Work to do: Pull every line with the word "matplotlib" out of the entries below.

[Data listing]

▼

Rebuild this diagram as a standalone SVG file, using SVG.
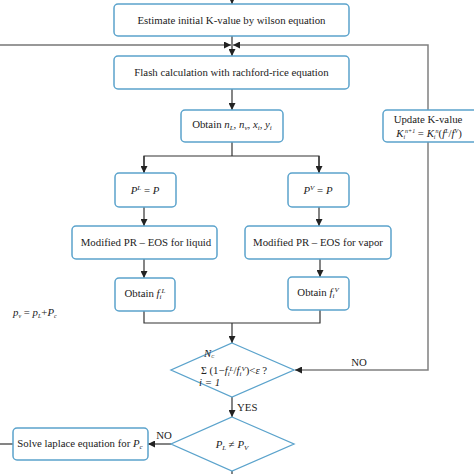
<svg xmlns="http://www.w3.org/2000/svg" width="474" height="474" viewBox="0 0 474 474">
<style>
.box{fill:#fff;stroke:#5ba3cc;stroke-width:1.5}
.dia{fill:#fff;stroke:#5ba3cc;stroke-width:1.3}
.ln{fill:none;stroke:#333;stroke-width:1.2}
.lg{fill:none;stroke:#808080;stroke-width:1.5}
text{font-family:"Liberation Serif",serif;font-size:10.8px;fill:#222}
.c{text-anchor:middle}
.i{font-style:italic}
</style>
<defs>
<marker id="ah" viewBox="0 0 10 10" refX="10" refY="5" markerWidth="7" markerHeight="7" orient="auto" markerUnits="userSpaceOnUse">
<path d="M0,0 L10,5 L0,10 z" fill="#222"/>
</marker>
</defs>
<g id="connectors">
<line class="ln" x1="232" y1="0" x2="232" y2="4" marker-end="url(#ah)"/>
<line class="ln" x1="232" y1="36" x2="232" y2="56" marker-end="url(#ah)"/>
<line class="ln" x1="0" y1="45" x2="231" y2="45" marker-end="url(#ah)"/>
<polyline class="lg" points="428,110 428,45 233,45" marker-end="url(#ah)"/>
<line class="ln" x1="232" y1="89" x2="232" y2="110" marker-end="url(#ah)"/>
<polyline class="ln" points="232,142 232,156"/>
<polyline class="ln" points="144,173 144,156 319,156 319,173"/>
<line class="ln" x1="144" y1="156" x2="144" y2="173" marker-end="url(#ah)"/>
<line class="ln" x1="319" y1="156" x2="319" y2="173" marker-end="url(#ah)"/>
<line class="ln" x1="144" y1="207" x2="144" y2="226" marker-end="url(#ah)"/>
<line class="ln" x1="319" y1="207" x2="319" y2="226" marker-end="url(#ah)"/>
<line class="ln" x1="144" y1="259" x2="144" y2="278" marker-end="url(#ah)"/>
<line class="ln" x1="320" y1="259" x2="320" y2="277" marker-end="url(#ah)"/>
<polyline class="ln" points="144,311 144,323 320,323 320,310"/>
<line class="ln" x1="232" y1="323" x2="232" y2="343" marker-end="url(#ah)"/>
<polyline class="lg" points="428,142 428,370 295,370" marker-end="url(#ah)"/>
<line class="ln" x1="232" y1="397" x2="232" y2="417" marker-end="url(#ah)"/>
<line class="ln" x1="171" y1="444" x2="148" y2="444" marker-end="url(#ah)"/>
<line class="ln" x1="0" y1="444" x2="13" y2="444"/>
<line class="ln" x1="232" y1="471" x2="232" y2="474"/>
<text x="359" y="366" class="c">NO</text>
<text x="237" y="411">YES</text>
<text x="164" y="439" class="c">NO</text>
</g>
<g id="n1">
<rect class="box" x="114" y="4" width="235" height="32" rx="4"/>
<text x="231.5" y="23.5" class="c">Estimate initial K-value by wilson equation</text>
</g>
<g id="n2">
<rect class="box" x="114" y="56" width="235" height="33" rx="4"/>
<text x="231.5" y="76" class="c">Flash calculation with rachford-rice equation</text>
</g>
<g id="n3">
<rect class="box" x="181" y="110" width="102" height="32" rx="4"/>
<text x="232" y="128" class="c">Obtain <tspan class="i">n</tspan><tspan class="i" font-size="7" dy="2">L</tspan><tspan dy="-2">, </tspan><tspan class="i">n</tspan><tspan class="i" font-size="7" dy="2">v</tspan><tspan dy="-2">, </tspan><tspan class="i">x</tspan><tspan class="i" font-size="7" dy="2">i</tspan><tspan dy="-2">, </tspan><tspan class="i">y</tspan><tspan class="i" font-size="7" dy="2">i</tspan></text>
</g>
<g id="n4">
<rect class="box" x="115" y="173" width="61" height="34" rx="4"/>
<text x="145" y="194" class="c"><tspan class="i">P</tspan><tspan class="i" font-size="7" dy="-4">L</tspan><tspan dy="4"> = </tspan><tspan class="i">P</tspan></text>
</g>
<g id="n5">
<rect class="box" x="288" y="173" width="61" height="34" rx="4"/>
<text x="318" y="194" class="c"><tspan class="i">P</tspan><tspan class="i" font-size="7" dy="-4">V</tspan><tspan dy="4"> = </tspan><tspan class="i">P</tspan></text>
</g>
<g id="n6">
<rect class="box" x="72" y="226" width="145" height="33" rx="4"/>
<text x="146" y="246" class="c">Modified PR – EOS for liquid</text>
</g>
<g id="n7">
<rect class="box" x="245" y="226" width="146" height="33" rx="4"/>
<text x="318" y="246" class="c">Modified PR – EOS for vapor</text>
</g>
<g id="n8">
<rect class="box" x="115" y="278" width="60" height="33" rx="4"/>
<text x="145" y="297" class="c">Obtain <tspan class="i">f</tspan><tspan class="i" font-size="7" dy="2">i</tspan><tspan class="i" font-size="7" dy="-6">L</tspan><tspan dy="4"> </tspan></text>
</g>
<g id="n9">
<rect class="box" x="288" y="277" width="61" height="33" rx="4"/>
<text x="318" y="296" class="c">Obtain <tspan class="i">f</tspan><tspan class="i" font-size="7" dy="2">i</tspan><tspan class="i" font-size="7" dy="-6">V</tspan><tspan dy="4"> </tspan></text>
</g>
<g id="n10">
<rect class="box" x="383" y="110" width="94" height="32" rx="4"/>
<text x="428" y="123" class="c">Update K-value</text>
<text x="429" y="137" class="c"><tspan class="i">K</tspan><tspan class="i" font-size="6" dy="2">i</tspan><tspan class="i" font-size="6" dy="-6">n+1</tspan><tspan dy="4"> = </tspan><tspan class="i">K</tspan><tspan class="i" font-size="6" dy="2">i</tspan><tspan class="i" font-size="6" dy="-6">n</tspan><tspan dy="4">(</tspan><tspan class="i">f</tspan><tspan class="i" font-size="6" dy="-4">L</tspan><tspan dy="4">/</tspan><tspan class="i">f</tspan><tspan class="i" font-size="6" dy="-4">V</tspan><tspan dy="4">)</tspan></text>
</g>
<g id="n11">
<polygon class="dia" points="232,343 294,370 232,397 171,370"/>
<text x="204" y="357" class="i" font-size="6">N<tspan font-size="4.5" dy="1">C</tspan></text>
<text x="201" y="374"><tspan font-size="10">Σ</tspan> (1−<tspan class="i">f</tspan><tspan class="i" font-size="7" dy="2">i</tspan><tspan class="i" font-size="7" dy="-5">L</tspan><tspan dy="3">/</tspan><tspan class="i">f</tspan><tspan class="i" font-size="7" dy="2">i</tspan><tspan class="i" font-size="7" dy="-5">V</tspan><tspan dy="3">)&lt;</tspan><tspan class="i">ε</tspan> ?</text>
<text x="199" y="386" class="i" font-size="4.5">i = 1</text>
</g>
<g id="n12">
<polygon class="dia" points="232,417 294,444 232,471 171,444"/>
<text x="232" y="448" class="c"><tspan class="i">P</tspan><tspan class="i" font-size="7" dy="2">L</tspan><tspan dy="-2"> ≠ </tspan><tspan class="i">P</tspan><tspan class="i" font-size="7" dy="2">V</tspan></text>
</g>
<g id="n13">
<rect class="box" x="13" y="428" width="135" height="32" rx="4"/>
<text x="80" y="447" class="c">Solve laplace equation for <tspan class="i">P</tspan><tspan class="i" font-size="7" dy="2">c</tspan></text>
</g>
<g id="n14">
<text x="13" y="316" font-size="9"><tspan class="i">p</tspan><tspan class="i" font-size="6" dy="2">v</tspan><tspan dy="-2"> = </tspan><tspan class="i">p</tspan><tspan class="i" font-size="6" dy="2">L</tspan><tspan dy="-2">+</tspan><tspan class="i">P</tspan><tspan class="i" font-size="6" dy="2">c</tspan></text>
</g>
</svg>
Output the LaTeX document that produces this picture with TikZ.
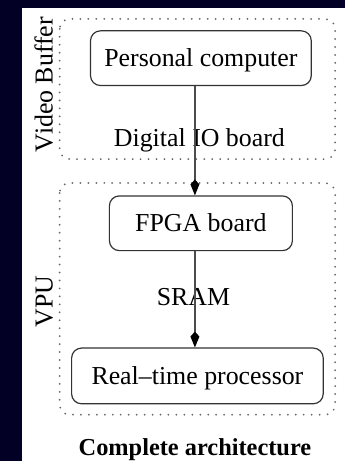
\documentclass[tikz,border=0pt]{standalone}
\usepackage{fontspec}
\setmainfont{Liberation Serif}
\usetikzlibrary{positioning,arrows.meta}
\usepackage{xcolor}
\definecolor{slidebg}{RGB}{3,0,38}

\begin{document}
\begin{tikzpicture}[x=1pt,y=-1pt,>={Kite[length=16pt,width=9pt,inset=5pt,color=black]},
  every node/.style={font=\fontsize{26}{30}\selectfont},
  unit/.style={draw=black!80,line width=1.2pt,rounded corners=10pt,inner sep=0pt,text height=17pt,text depth=0pt},
  group/.style={draw=black!60,line width=2pt,dash pattern=on 0pt off 8pt,line cap=round,rounded corners=10pt},
  link/.style={->,draw=black!70,line width=1.2pt}]
\fill[slidebg] (0,0) rectangle (347,464);
\fill[white] (22,8) rectangle (347,464);
% the two groups
\draw[group] (60,19) rectangle (337,160);
\draw[group] (60,184) rectangle (337,417);
\node[rotate=90] (vb) at (44,85) {Video Buffer};
\node[rotate=90] (vpu) at (44.5,303) {VPU};
% units
\node[unit,minimum width=222pt,minimum height=55pt] (pc) at (202,58.5) {Personal computer};
\node[unit,minimum width=184pt,minimum height=55pt] (fpga) at (202,224.5) {FPGA board};
\node[unit,minimum width=253pt,minimum height=56pt] (rt) at (198.5,378) {Real–time processor};
\node[anchor=base] (io) at (200.5,147) {Digital IO board};
\node[anchor=base] (sram) at (194.5,307) {SRAM};
\draw[link] ([xshift=-6pt]pc.south) -- ([xshift=-6pt]fpga.north);
\draw[link] ([xshift=-6pt]fpga.south) -- ([xshift=-2.5pt]rt.north);
\node[anchor=base,font=\fontsize{24.5}{30}\selectfont\bfseries] (title) at (196,458) {Complete architecture};
\end{tikzpicture}
\end{document}
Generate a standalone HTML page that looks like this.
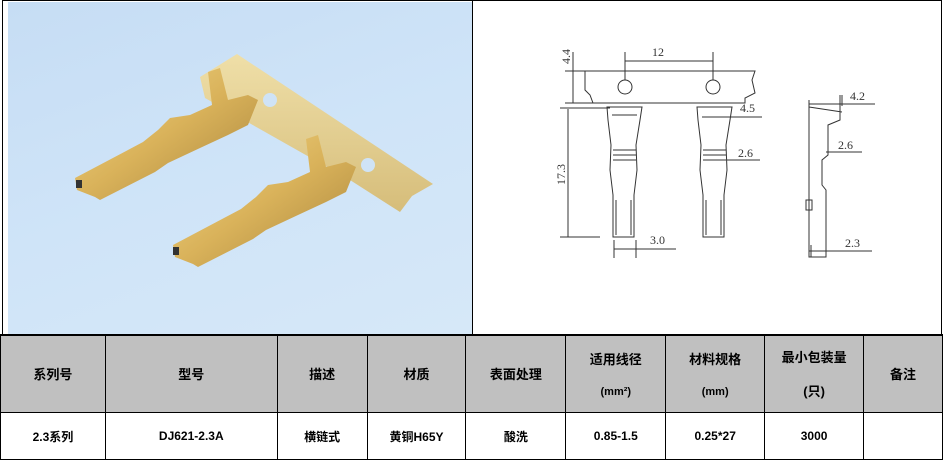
<!DOCTYPE html>
<html><head><meta charset="utf-8"><style>
body{margin:0;width:943px;height:462px;background:#fff;overflow:hidden;position:relative;font-family:"Liberation Sans","Noto Sans CJK SC",sans-serif}
.photo{position:absolute;left:8px;top:2px;width:464px;height:332px;background:linear-gradient(160deg,#c6ddf4 0%,#cfe4f8 50%,#d6e8f8 100%)}
table{position:absolute;left:0;top:334px;border-collapse:collapse;width:943px}
td{border:1px solid #000;text-align:center;font-weight:bold;font-size:13px;padding:0}
tr.h td{background:#c0c0c0;height:77px}
tr.d td{height:46px;font-size:12px}
</style></head><body>
<div style="position:absolute;left:2px;top:0;width:940px;height:1px;background:#000"></div>
<div style="position:absolute;left:2px;top:0;width:1px;height:335px;background:#000"></div>
<div style="position:absolute;left:941px;top:0;width:1px;height:335px;background:#000"></div>
<div style="position:absolute;left:472px;top:0;width:1px;height:335px;background:#000"></div>
<div class="photo">
<svg width="464" height="332" viewBox="8 2 464 332">
<defs><linearGradient id="g" x1="0" y1="0" x2="1" y2="1"><stop offset="0" stop-color="#f4d98a"/><stop offset=".5" stop-color="#d9b25a"/><stop offset="1" stop-color="#a8843c"/></linearGradient>
<linearGradient id="s" x1="0" y1="0" x2="0" y2="1"><stop offset="0" stop-color="#efdfa8"/><stop offset="1" stop-color="#d6bd7a"/></linearGradient></defs>
<polygon points="200,77 237,54 433,184 412,196 400,212 350,180 205,98" fill="url(#s)"/>
<circle cx="270" cy="100" r="7" fill="#cfe3f6"/><circle cx="368" cy="165" r="7" fill="#cfe3f6"/>
<g fill="url(#g)">
<polygon points="75,178 143,142 158,130 170,118 190,115 212,105 208,72 220,68 228,100 248,95 258,100 248,125 228,135 200,148 168,163 155,172 100,200 95,197 77,190"/>
<polygon points="173,245 241,209 256,197 268,185 288,182 310,172 306,139 318,135 326,167 346,162 356,167 346,192 326,202 298,215 266,230 253,239 198,267 193,264 175,257"/>
</g>
<rect x="76" y="180" width="6" height="8" fill="#333"/><rect x="173" y="247" width="6" height="8" fill="#333"/>
</svg></div>
<svg style="position:absolute;left:473px;top:1px" width="468" height="333" viewBox="473 1 468 333" fill="none" stroke="#333" stroke-width="1" font-family="Liberation Serif,serif" font-size="12">
<path d="M585,71 H755 L752,80 L755,93 L745,98 L745,103 H593 L590,95 L585,90 Z"/>
<circle cx="625" cy="87" r="7"/><circle cx="713" cy="87" r="7"/>
<path d="M625,52V80 M713,52V80 M625,61H713"/>
<path d="M573,52V103 M565,71H585 M565,103H600"/>
<path d="M568,109V237 M560,108H610 M560,237H600"/>
<g>
<path d="M607,107H642 L640,120 L636,145 L637,170 L634,195 V237 H613 V195 L610,170 L611,145 L608,120 Z"/>
<path d="M612,115H637 M613,150H636 M613,155H636 M613,160H636 M616,200V235 M631,200V235"/>
<path d="M697,107H732 L730,120 L726,145 L727,170 L724,195 V237 H703 V195 L700,170 L701,145 L698,120 Z"/>
<path d="M702,117H727 M703,150H726 M703,155H726 M703,160H726 M706,200V235 M721,200V235"/>
</g>
<path d="M614,240V258 M636,240V258 M614,249H676"/>
<path d="M727,117H762 M727,160H760"/>
<path d="M809,100V257 H826 V190 L822,185 V160 L828,155 V125 L840,120 V95 M809,107L842,112"/>
<path d="M842,95V106 M809,104H875 M826,152H862 M811,245V257 M826,245V257 M809,251H872 M806,200H812 V210 H806Z"/>
<g fill="#333" stroke="none">
<text x="652" y="56">12</text><text x="740" y="112">4.5</text><text x="738" y="157">2.6</text>
<text x="650" y="244">3.0</text><text x="850" y="100">4.2</text><text x="838" y="149">2.6</text><text x="845" y="247">2.3</text>
<text transform="translate(570,64) rotate(-90)">4.4</text>
<text transform="translate(565,185) rotate(-90)">17.3</text>
</g>
</svg>
<table>
<colgroup><col style="width:105px"><col style="width:172px"><col style="width:90px"><col style="width:99px"><col style="width:100px"><col style="width:100px"><col style="width:99px"><col style="width:99px"><col style="width:79px"></colgroup>
<tr class="h"><td>系列号</td><td>型号</td><td>描述</td><td>材质</td><td>表面处理</td><td>适用线径<br><br><span style="font-size:11px">(mm²)</span></td><td>材料规格<br><br><span style="font-size:11px">(mm)</span></td><td>最小包装量<br><br>(只)</td><td>备注</td></tr>
<tr class="d"><td>2.3系列</td><td>DJ621-2.3A</td><td>横链式</td><td>黄铜H65Y</td><td>酸洗</td><td>0.85-1.5</td><td>0.25*27</td><td>3000</td><td></td></tr>
</table>
<div style="position:absolute;left:0;top:334px;width:943px;height:2px;background:#000"></div>
</body></html>
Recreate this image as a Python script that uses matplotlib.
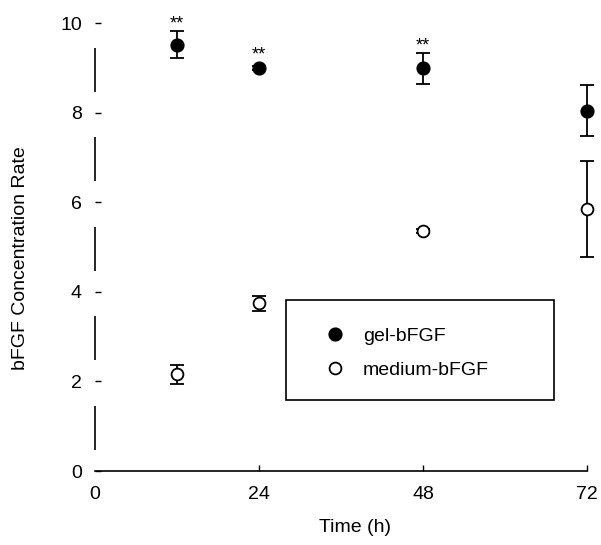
import matplotlib
matplotlib.use("Agg")
import matplotlib.pyplot as plt
from matplotlib.patches import Rectangle

plt.rcParams['font.family'] = ['Liberation Sans', 'DejaVu Sans']

time_h = [12, 24, 48, 72]
gel_mean = [9.52, 9.00, 8.99, 8.04]
gel_err = [0.31, 0.05, 0.35, 0.57]
med_mean = [2.16, 3.74, 5.36, 5.85]
med_err = [0.21, 0.16, 0.04, 1.07]
sig_marks = ['**', '**', '**', '']
x_ticks = [0, 24, 48, 72]
y_ticks = [0, 2, 4, 6, 8, 10]

fig = plt.figure(figsize=(6.01, 5.45), dpi=100)
ax = fig.add_axes([95/601, 1-471/545, 492/601, 466/545])
ax.set_xlim(0, 72)
ax.set_ylim(0, 466/44.8)

ax.errorbar(time_h, gel_mean, yerr=gel_err, fmt='o', color='black', ms=9.2,
            mfc='black', mec='black', ecolor='black', elinewidth=1.3, capsize=5,
            capthick=1.3, clip_on=False, zorder=3, label='gel-bFGF')
ax.errorbar(time_h, med_mean, yerr=med_err, fmt='o', color='black', ms=8.5,
            mfc='white', mec='black', mew=1.3, ecolor='black', elinewidth=1.3,
            capsize=5, capthick=1.3, clip_on=False, zorder=3, label='medium-bFGF')

for x, m, e, s in zip(time_h, gel_mean, gel_err, sig_marks):
    if s:
        ax.annotate(s, (x, m + max(e, 0.14)), xytext=(0, 1.5), textcoords='offset points',
                    ha='center', va='baseline', fontsize=13)

# spines
for side in ['top', 'right', 'left']:
    ax.spines[side].set_visible(False)
ax.spines['bottom'].set_linewidth(1.2)

# broken y-axis line segments between ticks
for v in y_ticks[:-1]:
    ax.plot([0, 0], [v + 0.47, v + 1.45], color='black', lw=1.2, clip_on=False,
            solid_capstyle='butt')

ax.set_xticks(x_ticks)
ax.set_yticks(y_ticks)
ax.tick_params(axis='y', direction='in', length=4, width=1, pad=9.5, labelsize=14)
ax.tick_params(axis='x', direction='in', length=4, width=1, pad=10.5, labelsize=14)
ax.xaxis.get_major_ticks()[0].tick1line.set_visible(False)

ax.set_xlabel('Time (h)', fontsize=14)
ax.xaxis.set_label_coords(0.528, -0.103)
ax.text(-0.152, 0.457, 'bFGF Concentration Rate', transform=ax.transAxes,
        rotation=90, ha='center', va='center', fontsize=14)

# legend box
ax.add_patch(Rectangle((191/492, 71/466), 268/492, 100/466, transform=ax.transAxes,
                       fill=False, edgecolor='black', lw=1.2, clip_on=False))
handles, labels = ax.get_legend_handles_labels()
handles = [h[0] for h in handles]
leg = ax.legend(handles, labels, loc='upper left', bbox_to_anchor=(0.468, 0.309),
                frameon=False, fontsize=14, borderpad=0, handlelength=1.0,
                handletextpad=0.95, labelspacing=0.85, borderaxespad=0)

fig.savefig('out.png', dpi=100)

▲

Answer to this problem:
Recreate this image as a Python script that uses matplotlib.
import matplotlib
matplotlib.use("Agg")
import matplotlib.pyplot as plt
from matplotlib.patches import Rectangle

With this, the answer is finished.